Hip-Hop hat sich als Männerdomäne tradiert. Männer machen Männermusik über Männerthemen für Männer. Wobei auch nur bestimmte Männer gemeint sind. Ziemlich eingeschränkte Angelegenheit. Das gilt für patriarchale Strukturen in allen möglichen gesellschaftlichen und kulturellen Bereichen. Die Gründe dafür sind das eine, wie wir aus dieser Misere wieder herauskommen, ist doch viel spannender.
 
So langsam erreichen Frauen im Rap auch den Mainstream, etwa SXTN die gerne über Themen sprechen, die unter die Gürtellinie gehen. Oder Eunique, die sich selbst als neues „Projekt“ entwickelt, oder auch Haiyti​. Findest du das erstmal gut so oder ärgert es dich auch, dass sie teilweise mit Stereotypen und Abwertungen Bekanntheit erlangen?

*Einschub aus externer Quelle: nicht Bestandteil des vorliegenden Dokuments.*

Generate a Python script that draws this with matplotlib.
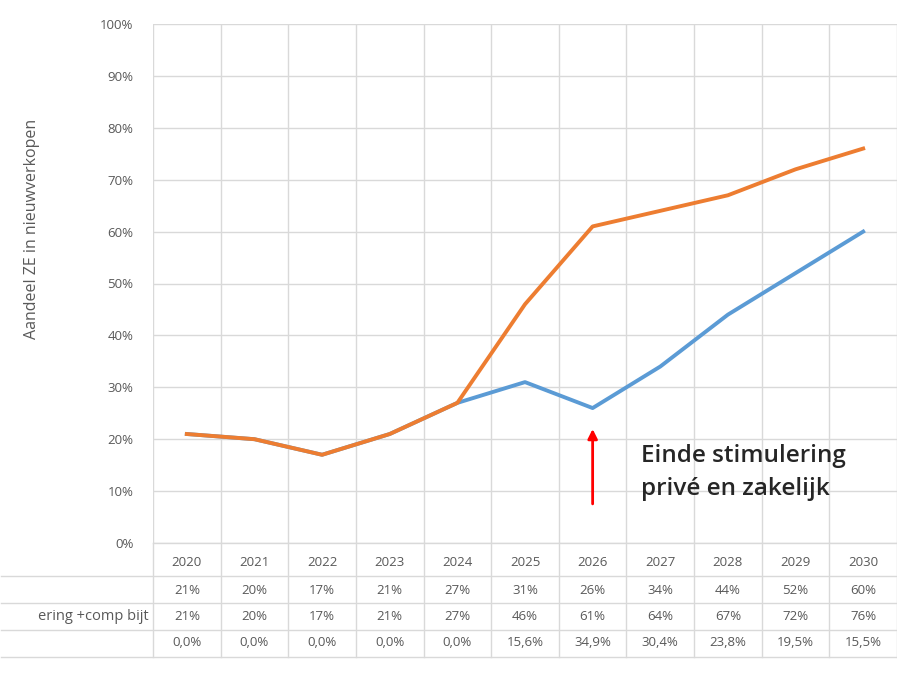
import matplotlib.pyplot as plt
import matplotlib.transforms as mtransforms
import numpy as np

years = ['2020', '2021', '2022', '2023', '2024', '2025', '2026', '2027', '2028', '2029', '2030']
zonder = [21, 20, 17, 21, 27, 31, 26, 34, 44, 52, 60]
met = [21, 20, 17, 21, 27, 46, 61, 64, 67, 72, 76]
verschil = ['0,0%', '0,0%', '0,0%', '0,0%', '0,0%', '15,6%', '34,9%', '30,4%', '23,8%', '19,5%', '15,5%']
# only the visible part of the row labels (the rest is cut off in the source)
row_labels = ['', 'ering +comp bijt', '']

BLUE = '#5B9BD5'
ORANGE = '#ED7D31'
GRID = '#D9D9D9'
TXT = '#595959'

plt.rcParams['font.family'] = ['Open Sans', 'DejaVu Sans']

W, H = 897, 675
fig = plt.figure(figsize=(W / 100, H / 100), dpi=100)
ax = fig.add_axes([153 / W, 1 - 543 / H, (897 - 153) / W, (543 - 24) / H])

x = np.arange(len(years))
ax.plot(x, zonder, color=BLUE, lw=2.8, solid_joinstyle='round', zorder=3)
ax.plot(x, met, color=ORANGE, lw=2.8, solid_joinstyle='round', zorder=4)

ax.set_xlim(-0.5, len(years) - 0.5)
ax.set_ylim(0, 100)
ax.set_yticks(np.arange(0, 101, 10))
ax.set_yticklabels([f'{v}%' for v in range(0, 101, 10)], color=TXT, fontsize=9.5)
ax.set_xticks(np.arange(-0.5, len(years), 1))
ax.set_xticklabels([])
ax.tick_params(length=0, pad=14)
ax.grid(True, color=GRID, lw=1)
for s in ax.spines.values():
    s.set_visible(False)
ax.set_ylabel('Aandeel ZE in nieuwverkopen', color=TXT, fontsize=11.5)
ax.yaxis.set_label_coords(-0.152, 0.605)

# data table under the chart
trans = mtransforms.blended_transform_factory(ax.transData, ax.transAxes)
ppx = 1 / 519  # one pixel in axes fraction (vertical)
row_y = [-(562 - 543) * ppx, -(590 - 543) * ppx, -(617 - 543) * ppx, -(643 - 543) * ppx]
line_y = [0, -(576 - 543) * ppx, -(603 - 543) * ppx, -(630 - 543) * ppx, -(657 - 543) * ppx]

rows = [years, [f'{v}%' for v in zonder], [f'{v}%' for v in met], verschil]
for r, vals in enumerate(rows):
    for i, v in enumerate(vals):
        ax.text(i, row_y[r], v, transform=trans, ha='center', va='center',
                fontsize=9.5, color=TXT, clip_on=False)

for k, lab in enumerate(row_labels):
    ax.text(-0.57, row_y[k + 1], lab, transform=trans, ha='right', va='center',
            fontsize=10.5, color=TXT, clip_on=False)

# table lines
xmin_data = -0.5 - 153 / 68
for k, yy in enumerate(line_y):
    x0 = -0.5 if k == 0 else xmin_data
    ax.plot([x0, len(years) - 0.5], [yy, yy], transform=trans, color=GRID,
            lw=1, clip_on=False)
for b in np.arange(-0.5, len(years), 1):
    ax.plot([b, b], [0, line_y[-1]], transform=trans, color=GRID, lw=1, clip_on=False)

# annotation
ax.annotate('', xy=(6, 22.5), xytext=(6, 7),
            arrowprops=dict(arrowstyle='-|>', color='#FF0000', lw=2,
                            mutation_scale=14))
ax.text(6.72, 13.6, 'Einde stimulering\nprivé en zakelijk', fontsize=17.5,
        fontweight='semibold', color='#262626', ha='left', va='center',
        linespacing=1.5)

fig.savefig('out.png', dpi=100)
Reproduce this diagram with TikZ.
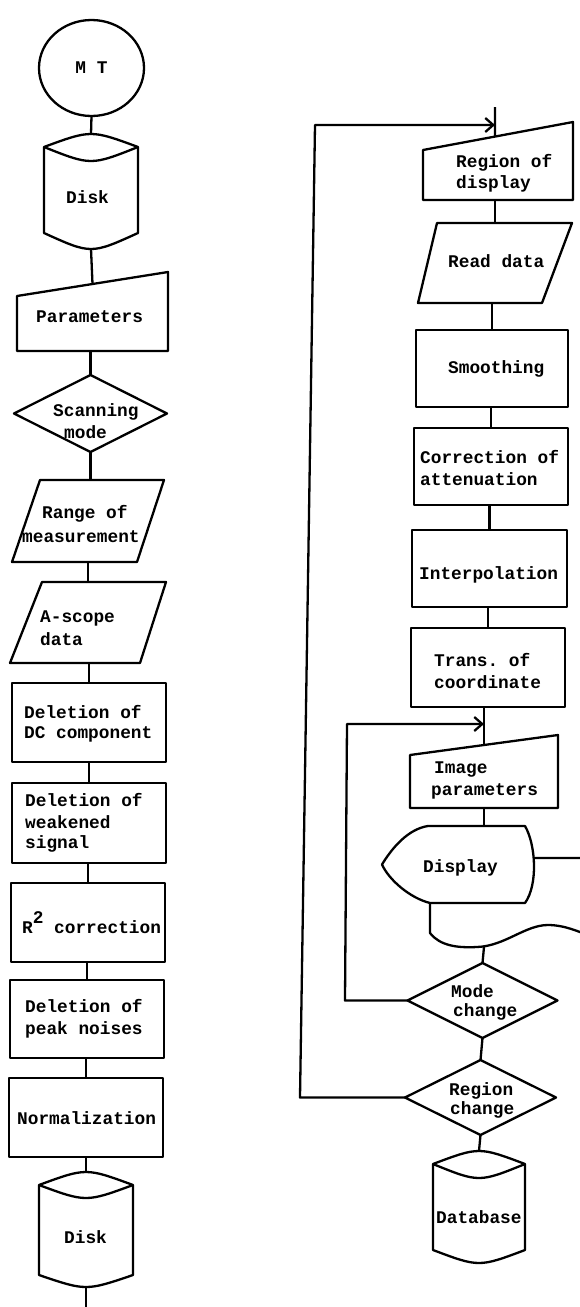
\documentclass[tikz,border=0pt]{standalone}
\usepackage{fontspec}
\setmonofont{Liberation Mono}
\usetikzlibrary{arrows.meta,calc,shapes.geometric}
\newcommand\flowfont{\ttfamily\bfseries\fontsize{17.8}{21}\selectfont}
\newcommand\cylpath[4]{%
  \draw[fill=white] ($(#1.north west)+(0,#2)$) .. controls ($(#1.north)+(0,-#2/3)$) .. ($(#1.north east)+(0,#2)$)
    -- ($(#1.south east)+(0,-#4)$) .. controls ($(#1.south)+(0,#4/3)$) .. ($(#1.south west)+(0,-#4)$) -- cycle;
  \draw ($(#1.north west)+(0,#2)$) .. controls ($(#1.north)+(0,#2+4*#3/3)$) .. ($(#1.north east)+(0,#2)$);
}
\begin{document}
\begin{tikzpicture}[x=1pt,y=-1pt,line width=2.3pt,line join=round,
  lbl/.style={anchor=base west,inner sep=0pt,font=\flowfont},
  shp/.style={inner sep=0pt,outer sep=0pt},
  box/.style={draw,fill=white,inner sep=0pt,outer sep=0pt},
  arr/.style={-{Straight Barb[length=8pt,width=14pt]}}]
\useasboundingbox (0,0) rectangle (580,1307);

% ---------- left column ----------
\node[draw,ellipse,shp,minimum width=105pt,minimum height=96pt,font=\flowfont] (mt) at (91.5,68) {M T};
\node[shp,minimum width=94pt,minimum height=115pt] (dk1) at (91,191.5) {};
\node[shp,minimum width=151pt,minimum height=79pt] (par) at (92.5,311.5) {};
\node[shp,minimum width=153pt,minimum height=77pt] (scm) at (90.5,413.5) {};
\node[shp,minimum width=152pt,minimum height=82pt] (rng) at (88,521) {};
\node[shp,minimum width=156pt,minimum height=81pt] (asc) at (88,622.5) {};
\node[box,minimum width=154pt,minimum height=79pt] (dc) at (89,722.5) {};
\node[box,minimum width=154pt,minimum height=80pt] (wk) at (89,823) {};
\node[box,minimum width=154pt,minimum height=79pt] (r2) at (88,922.5) {};
\node[box,minimum width=154pt,minimum height=78pt] (pk) at (87,1019) {};
\node[box,minimum width=154pt,minimum height=79pt] (nm) at (86,1117.5) {};
\node[shp,minimum width=94pt,minimum height=115pt] (dk2) at (86,1229.5) {};
\coordinate (out) at (86,1307);

\cylpath{dk1}{13}{14}{16}
\draw (par.north east) -- (par.south east) -- (par.south west) -- ($(par.north west)+(0,24)$) -- cycle;
\draw (scm.north) -- (scm.east) -- (scm.south) -- (scm.west) -- cycle;
\draw ($(rng.north west)+(28,0)$) -- (rng.north east) -- ($(rng.south east)+(-27,0)$) -- (rng.south west) -- cycle;
\draw ($(asc.north west)+(32,0)$) -- (asc.north east) -- ($(asc.south east)+(-26,0)$) -- (asc.south west) -- cycle;
\cylpath{dk2}{13}{13}{12}

\draw (mt.south) -- (dk1.north);
\draw (dk1.south) -- ($(par.north)+(0,12)$);
\draw (scm.north |- par.south) -- (scm.north);
\draw (scm.south) -- (scm.south |- rng.north);
\draw (rng.south) -- (asc.north);
\draw (dc.north |- asc.south) -- (dc.north);
\draw (wk.north |- dc.south) -- (wk.north);
\draw (r2.north |- wk.south) -- (r2.north);
\draw (pk.north |- r2.south) -- (pk.north);
\draw (nm.north |- pk.south) -- (nm.north);
\draw (nm.south) -- (dk2.north);
\draw (dk2.south) -- (out);

\node[lbl] (t-dk1) at (65,203) {Disk};
\node[lbl] (t-par) at (35,322) {Parameters};
\node[lbl] (t-scm1) at (52,416) {Scanning};
\node[lbl] (t-scm2) at (63,438) {mode};
\node[lbl] (t-rng1) at (41,518) {Range of};
\node[lbl] (t-rng2) at (21,542) {measurement};
\node[lbl] (t-asc1) at (39,622) {A-scope};
\node[lbl] (t-asc2) at (39,645) {data};
\node[lbl] (t-dc1) at (23,718) {Deletion of};
\node[lbl] (t-dc2) at (23,738) {DC component};
\node[lbl] (t-wk1) at (24,806) {Deletion of};
\node[lbl] (t-wk2) at (24,828) {weakened};
\node[lbl] (t-wk3) at (24,848) {signal};
\node[lbl] (t-r2) at (21,933) {R\raisebox{10pt}{2} correction};
\node[lbl] (t-pk1) at (24,1012) {Deletion of};
\node[lbl] (t-pk2) at (24,1034) {peak noises};
\node[lbl] (t-nm) at (16,1124) {Normalization};
\node[lbl] (t-dk2) at (63,1243) {Disk};

% ---------- right column ----------
\node[shp,minimum width=150pt,minimum height=78pt] (rod) at (498,161) {};
\node[shp,minimum width=154pt,minimum height=80pt] (rd) at (495,263) {};
\node[box,minimum width=152pt,minimum height=77pt] (sm) at (492,368.5) {};
\node[box,minimum width=154pt,minimum height=77pt] (ca) at (491,466.5) {};
\node[box,minimum width=155pt,minimum height=77pt] (ip) at (489.5,568.5) {};
\node[box,minimum width=154pt,minimum height=79pt] (tc) at (488,667.5) {};
\node[shp,minimum width=148pt,minimum height=73pt] (imp) at (484,771.5) {};
\node[shp,minimum width=200pt,minimum height=89pt] (doc) at (530,902.5) {};
\node[shp,minimum width=153pt,minimum height=77pt] (dsp) at (458.5,864.5) {};
\node[shp,minimum width=150pt,minimum height=75pt] (mch) at (482.5,1000.5) {};
\node[shp,minimum width=151pt,minimum height=75pt] (rch) at (480.5,1097.5) {};
\node[shp,minimum width=92pt,minimum height=112pt] (db) at (479,1207) {};
\coordinate (in) at (495,107);
\coordinate (rodtl) at ($(rod.north west)+(0,28)$);

\draw (rod.north east) -- (rod.south east) -- (rod.south west) -- (rodtl) -- cycle;
\draw ($(rd.north west)+(19,0)$) -- (rd.north east) -- ($(rd.south east)+(-30,0)$) -- (rd.south west) -- cycle;
\draw (imp.north east) -- (imp.south east) -- (imp.south west) -- ($(imp.north west)+(0,20)$) -- cycle;
\draw (doc.north east) -- (doc.north west) -- (430,933) .. controls (440,946) and (458,948) .. (477,947)
  .. controls (505,946) and (525,925) .. (548,925) .. controls (565,925) and (580,932) .. (600,940);
\draw[fill=white] (dsp.west) .. controls (392,848) and (408,829) .. (428,826) -- (525,826)
  .. controls (536,845) and (538,885) .. (525,903) -- (430,903) .. controls (410,898) and (389,880) .. (dsp.west) -- cycle;
\draw (mch.north) -- (mch.east) -- (mch.south) -- (mch.west) -- cycle;
\draw (rch.north) -- (rch.east) -- (rch.south) -- (rch.west) -- cycle;
\cylpath{db}{13}{14}{13}

\draw (in) -- ($(rodtl)!0.48!(rod.north east)$);
\draw (rd.north |- rod.south) -- (rd.north);
\draw (sm.north |- rd.south) -- (sm.north);
\draw (ca.north |- sm.south) -- (ca.north);
\draw (ip.north |- ca.south) -- (ip.north);
\draw (tc.north |- ip.south) -- (tc.north);
\draw (tc.south -| imp.north) -- ($(imp.north)+(0,10)$);
\draw (imp.south) -- (imp.south |- dsp.north);
\draw (imp.south |- doc.south) -- (mch.north);
\draw (mch.south) -- (rch.north);
\draw (rch.south) -- (db.north);

\coordinate (lb) at (300,1097.5);
\coordinate (lt) at (315,125);
\draw[arr] (rch.west) -- (lb) -- (lt) -- (lt -| in);
\coordinate (mb) at (345,1000.5);
\coordinate (mtp) at (347,724);
\draw[arr] (mch.west) -- (mb) -- (mtp) -- (mtp -| imp.north);

\node[lbl] (t-rod1) at (455,167) {Region of};
\node[lbl] (t-rod2) at (455,188) {display};
\node[lbl] (t-rd) at (447,267) {Read data};
\node[lbl] (t-sm) at (447,373) {Smoothing};
\node[lbl] (t-ca1) at (419,463) {Correction of};
\node[lbl] (t-ca2) at (419,485) {attenuation};
\node[lbl] (t-ip) at (418,579) {Interpolation};
\node[lbl] (t-tc1) at (433,666) {Trans. of};
\node[lbl] (t-tc2) at (433,688) {coordinate};
\node[lbl] (t-imp1) at (433,773) {Image};
\node[lbl] (t-imp2) at (430,795) {parameters};
\node[lbl] (t-dsp) at (422,872) {Display};
\node[lbl] (t-mch1) at (450,997) {Mode};
\node[lbl] (t-mch2) at (452,1016) {change};
\node[lbl] (t-rch1) at (448,1095) {Region};
\node[lbl] (t-rch2) at (449,1114) {change};
\node[lbl] (t-db) at (435,1223) {Database};
\end{tikzpicture}
\end{document}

Ich finds immer bescheuert, wenn Leute mit Stereotypen hantieren, die diskriminierendes Potenzial haben. Vor allem wenn mit diesen Stereotypen oder Abwertungen Geld gemacht wird. Dass Frauen sich solcher Mittel bedienen, sollte nicht überraschen, Frauen sind ja keine besseren Menschen. Ich freue mich über jede nicht-cis-männliche* Person im Rap-Kosmos. Schlichtweg wegen der vielfältigen Repräsentationen, die ich für absolut bereichernd für Hip-Hop halte. Aber das bedeutet nicht, dass ich sie kritiklos abfeiere. Gerade weil ich die Leute respektiere, sie ernst nehme, setze ich mich mit deren Imagepolitiken kritisch auseinander.
 
Wenn wir jetzt mal vom Genre weggehen und auf die Gesamtgesellschaft schauen: Es scheint häufig so, dass so viele Menschen wie nie der Ansicht sind, dass man verschiedene Formen der Liebe und Sexualität leben kann und soll. Gleichzeitig wird die „Gegenfront“ immer lauter und entschiedener. Wie bewertest du die Entwicklungen in der Gesellschaft?

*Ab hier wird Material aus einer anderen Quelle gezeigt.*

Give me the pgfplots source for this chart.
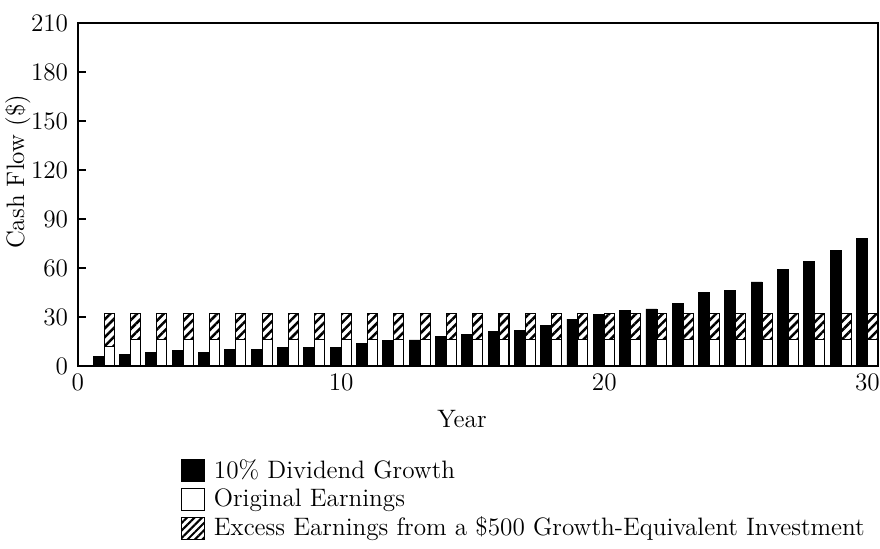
\documentclass[border=0pt,12pt]{standalone}
\usepackage{pgfplots}
\usepackage{pgfplotstable}
\pgfplotsset{compat=1.18}
\usetikzlibrary{patterns.meta}

\pgfplotstableread{
year div orig total
1 5.7 12 32
2 7.1 16 32
3 8.4 16 32
4 9.2 16 32
5 8.2 16 32
6 10.2 16 32
7 10.2 16 32
8 11.4 16 32
9 11.4 16 32
10 11.4 16 32
11 13.5 16 32
12 15.5 16 32
13 15.9 16 32
14 17.9 16 32
15 19.4 16 32
16 21.0 16 32
17 21.8 16 32
18 24.7 16 32
19 28.6 16 32
20 31.7 16 32
21 33.9 16 32
22 34.9 16 32
23 38.1 16 32
24 44.7 16 32
25 46.3 16 32
26 51.4 16 32
27 58.8 16 32
28 64.1 16 32
29 70.6 16 32
30 77.8 16 32
}\data

\begin{document}
\begin{tikzpicture}
\begin{axis}[
  name=ax,
  scale only axis,
  width=381pt, height=163.3pt,
  xmin=0, xmax=30.4,
  ymin=0, ymax=210,
  xtick={0,10,20,30},
  ytick={0,30,...,210},
  xtick pos=bottom, ytick pos=left,
  tick align=inside,
  major tick length=4pt,
  axis line style={line width=0.6pt},
  every tick/.style={black, line width=0.6pt},
  yticklabel style={xshift=-0.5pt},
  every axis x label/.style={at={(rel axis cs:0.48,0)}, yshift=-25.2pt, anchor=center},
  every axis y label/.style={at={(rel axis cs:0,0.566)}, xshift=-28.6pt, rotate=90, anchor=center},
  xlabel={Year},
  ylabel={Cash Flow (\$)},
  legend image code/.code={\draw[#1] (0pt,-5.2pt) rectangle (11pt,5.2pt);},
  legend cell align=left,
  legend style={draw=none, fill=none, inner sep=0pt, row sep=1.2pt,
    nodes={inner sep=1pt},
    /tikz/every odd column/.append style={column sep=3pt},
    at={(rel axis cs:0.1275,-0.265)}, anchor=north west},
]
\addplot[ybar, bar width=5.24pt, bar shift=-2.62pt, fill=black, draw=black, forget plot] table[x=year,y=div]{\data};
\addplot[ybar, bar width=4.76pt, bar shift=2.38pt, draw=black, line width=0.5pt,
  pattern={Lines[angle=45,distance=3pt,line width=1.2pt]}, forget plot] table[x=year,y=total]{\data};
\addplot[ybar, bar width=4.76pt, bar shift=2.38pt, draw=black, line width=0.5pt, fill=white, forget plot] table[x=year,y=orig]{\data};

\addlegendimage{fill=black, draw=black}
\addlegendentry{10\% Dividend Growth}
\addlegendimage{fill=white, draw=black, line width=0.5pt}
\addlegendentry{Original Earnings}
\addlegendimage{draw=black, line width=0.5pt, pattern={Lines[angle=45,distance=2.5pt,line width=1pt]}}
\addlegendentry{Excess Earnings from a \$500 Growth-Equivalent Investment}
\end{axis}
\pgfresetboundingbox
\path ([xshift=-37.1pt,yshift=-87.1pt]ax.south west) rectangle ([xshift=0.95pt,yshift=10.95pt]ax.north east);
\end{tikzpicture}
\end{document}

Diese Zeit ist tatsächlich von großen Widersprüchen und gegenläufigen Entwicklungen geprägt. Das sorgt für Spannungen und ist oft nicht leicht auszuhalten. Umso wichtiger, dass ein politisches Verständnis in der Gesellschaft gestärkt wird, das von Verantwortung über das eigene Handeln und Solidarität mit den Mitmenschen geprägt ist. Die Parteipolitik scheint oftmals so sehr mit sich selbst beschäftigt, da muss ein anderes Bewusstsein darüber her, dass Politik auch außerhalb der Parlamente stattfindet.

Du entlarvst mit Fakten im Lied „Queere Tiere“ den oft zitierten Mythos, alle andere Formen als Heterosexualität wären widernatürlich. Bist du der Meinung, dass man in der Debatte stets Sachlichkeit und Deeskalation zeigen sollte? Oder vielleicht auch mehr Konfrontation, schließlich lassen ja viele Menschen die Argumente ja gar nicht erst zu.

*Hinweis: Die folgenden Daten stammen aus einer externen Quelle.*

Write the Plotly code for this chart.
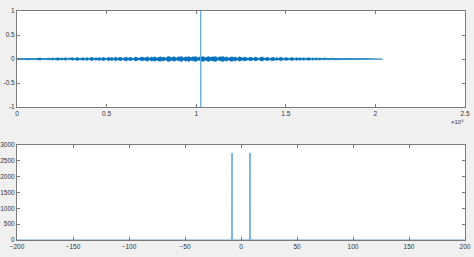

Ich entscheide so etwas situativ. Manches Mal ist es sinnvoller mit Humor, Provokation und griffigen Beispielen zu arbeiten, manchmal braucht es Abstraktion, Theorie und Ernsthaftigkeit. Insgesamt finde ich es wichtig, je nach Kontext das eigene Register nach der passendsten Strategie zu befragen.
 
Im April kommst du nach Saarbrücken. Gibt es da schon irgendwelche Assoziationen deinerseits und was dürfen deine Fans erwarten?

An dem Abend sind mit Sonija und Jennifer Gegenläufer zwei Supportacts an Bord, dann hau ich anderthalb Stunden auf den Putz und Le_Go sorgt für die Aftershow. Das wird ein langer, sehr inhaltlicher, sehr ausgelassener Abend. Ich freu mich jedenfalls wie Sau darauf.

Vielen Dank für das Gespräch und viel Erfolg bei der kommenden Tour!

Tickets gibt es für 17 Euro im Vorverkauf.

*Cis-Mann/Frau bezeichnet Personen, deren Geschlechtsidentität dem bei der Geburt zugewiesenen Geschlecht entspricht. Das Gegenteil wäre Transgender (AdR).